In terms of its tone, the different excerpts vary considerably. Some of the writings within this book explicitly seek to mine the experiences of the past for lessons to the future. This is particularly appropriate, since actual combat experience is infrequent in recent decades. Still others seek to conduct mental experiments concerning the behavior of potential adversaries for the U.S. Navy and Marines that would require effective countermeasures on our part. Among the more notable conclusions that follow from some of these writings is the need for less expensive and smaller ships to serve vital tactical roles in potentially risky foreign endeavors, an area where America has tended not to do well in recent decades, but an area of considerable importance in an age of retrenchment and sequestration in military budgets.

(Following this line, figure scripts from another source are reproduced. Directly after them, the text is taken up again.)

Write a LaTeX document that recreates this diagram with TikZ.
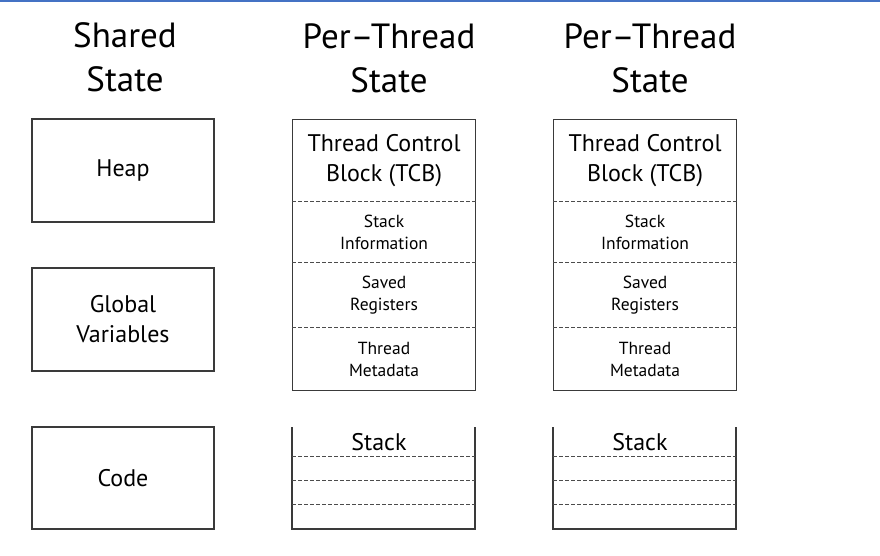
\documentclass[tikz,border=0pt]{standalone}
\usepackage{fontspec}
\setmainfont{PT Sans}
\definecolor{topband}{HTML}{4472C4}
\definecolor{edge}{HTML}{3A3A3A}
\begin{document}
\begin{tikzpicture}[x=1pt,y=-1pt,
  frame/.style={draw=edge, line width=1.1pt},
  region/.style={frame, minimum width=182pt, inner sep=0pt, align=center,
                 font=\fontsize{24}{30}\selectfont},
  title/.style={align=center, inner sep=0pt, font=\fontsize{35}{44}\selectfont},
  part/.style={minimum width=183pt, inner sep=0pt, align=center},
  bigtext/.style={font=\fontsize{24}{30}\selectfont},
  smalltext/.style={font=\fontsize{17.5}{22}\selectfont},
  divider/.style={draw=black!70, line width=1pt, dash pattern=on 3.5pt off 2.5pt}
]
\useasboundingbox (0,0) rectangle (880,556);
\fill[topband] (0,0) rectangle (880,2.2);

% column headings
\node[title] (hshared) at (125,57.5) {Shared\\State};
\node[title] (hthreadA) at (389,58) {Per–Thread\\State};
\node[title] (hthreadB) at (650,58) {Per–Thread\\State};

% shared state
\node[region, minimum height=103pt] (heap) at (123,170.5) {Heap};
\node[region, minimum height=103pt] (globals) at (123,319.5) {Global\\Variables};
\node[region, minimum height=102pt] (code) at (123,478) {Code};

% per-thread state: TCB and stack for each thread
\foreach \c/\x in {a/292, b/553} {
  \node[frame, minimum width=183pt, minimum height=271pt, inner sep=0pt,
        anchor=north west] (\c-tcb) at (\x,119) {};
  \node[part, bigtext, minimum height=82pt, anchor=north] (\c-head) at (\c-tcb.north)
    {Thread Control\\Block (TCB)};
  \node[part, smalltext, minimum height=61pt, anchor=north] (\c-info) at (\c-head.south)
    {Stack\\Information};
  \node[part, smalltext, minimum height=64pt, anchor=north] (\c-regs) at (\c-info.south)
    {Saved\\Registers};
  \node[part, smalltext, minimum height=64pt, anchor=north] (\c-meta) at (\c-regs.south)
    {Thread\\Metadata};
  \draw[divider] (\c-head.south west) -- (\c-head.south east);
  \draw[divider] (\c-info.south west) -- (\c-info.south east);
  \draw[divider] (\c-regs.south west) -- (\c-regs.south east);

  % stack: open at the top
  \coordinate (\c-stl) at (\x,427);
  \coordinate (\c-sbl) at (\x,529);
  \coordinate (\c-sbr) at (\x+183,529);
  \coordinate (\c-str) at (\x+183,427);
  \draw[frame] (\c-stl) -- (\c-sbl) -- (\c-sbr) -- (\c-str);
  \node[inner sep=0pt, bigtext] (\c-stack) at (\x+87,442) {Stack};
  \foreach \y/\k in {456/1, 480/2, 504/3} {
    \coordinate (\c-sl\k) at (\x,\y);
    \coordinate (\c-sr\k) at (\x+183,\y);
    \draw[divider] (\c-sl\k) -- (\c-sr\k);
  }
}
\end{tikzpicture}
\end{document}
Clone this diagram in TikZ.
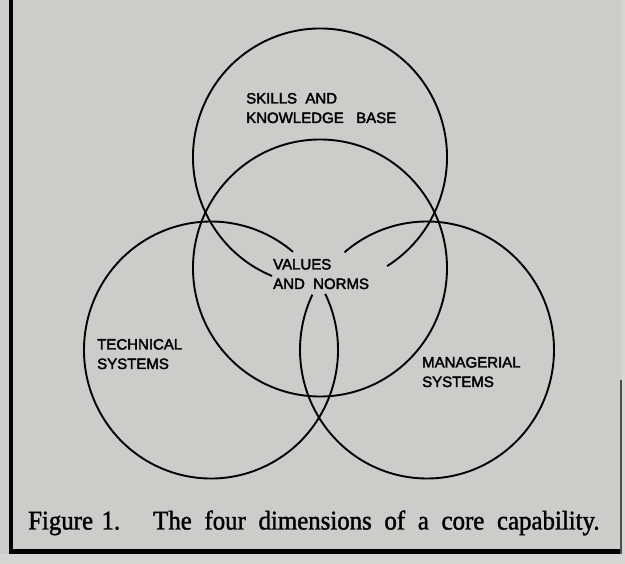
\documentclass[tikz,border=0pt]{standalone}
\usepackage{fontspec}
\setmainfont{Liberation Serif}
\newfontfamily\labelfont[FakeBold=2.5]{Liberation Sans}
\newfontfamily\capfont[FakeStretch=0.92,FakeBold=1.5]{Liberation Serif}
\definecolor{bg}{RGB}{204,204,202}
\definecolor{outer}{RGB}{214,214,212}
\begin{document}
\begin{tikzpicture}[x=1pt,y=-1pt,
  ring/.style={line width=1.9pt,black},
  lbl/.style={font=\labelfont\fontsize{15}{19.5}\selectfont, align=left, inner sep=0pt, anchor=base west},
  captext/.style={font=\capfont\fontsize{27}{30}\selectfont, inner sep=0pt, anchor=base west}]
\fill[bg] (0,0) rectangle (625,564);
\useasboundingbox (0,0) rectangle (625,564);
% frame
\fill[outer] (0,554) rectangle (625,564);
\fill[outer] (621,0) rectangle (625,564);
\fill[black] (9,0) rectangle (13,554);
\fill[black] (9,549) rectangle (621,554);
\draw[line width=1.5pt, black!70] (621,380) -- (621,554);
% central circle (values and norms)
\draw[ring] (320,268) ellipse [x radius=127, y radius=128.5];
% skills and knowledge base
\draw[ring] (320,157) ++(112.2:127 and 128.5) arc[start angle=112.2, end angle=418.1, x radius=127, y radius=128.5];
% technical systems
\draw[ring] (211,350) ++(334.1:127 and 128.5) arc[start angle=334.1, end angle=670.2, x radius=127, y radius=128.5];
% managerial systems
\draw[ring] (427,350) ++(229.5:127 and 128.5) arc[start angle=229.5, end angle=565.5, x radius=127, y radius=128.5];
% labels (anchored at the baseline of the last line)
\node[lbl] (sk) at (246,123) {SKILLS\ \ AND\\KNOWLEDGE\ \ \ BASE};
\node[lbl] (vn) at (273,289) {VALUES\\AND\ \ NORMS};
\node[lbl] (ts) at (97,369) {TECHNICAL\\SYSTEMS};
\node[lbl] (ms) at (422,387) {MANAGERIAL\\SYSTEMS};
\node[captext] (caption) at (28,529.5) {\spaceskip=12.7pt Figure\hspace{8.5pt}1.\hspace{33pt}The four dimensions of a core capability.};
\end{tikzpicture}
\end{document}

Although there is no substitute for practice, this book offers a compact but broadly useful guide to naval tactics with a wide historical perspective, as well as thoughtful integration of tactical concerns with issues of strategy and logistics that can provide useful material for thought and reflection for serious-minded naval officers. In its judicious use of available historical material as well as in the thought experiments it proposes, in its combination of familiar and more obscure materials, and in its helpful introductions to the abridged material it contains, this book manages to succeed in providing a guide to the underserved issue of naval tactics that ought to serve its readers well, and to increase interest in future guides on different subjects.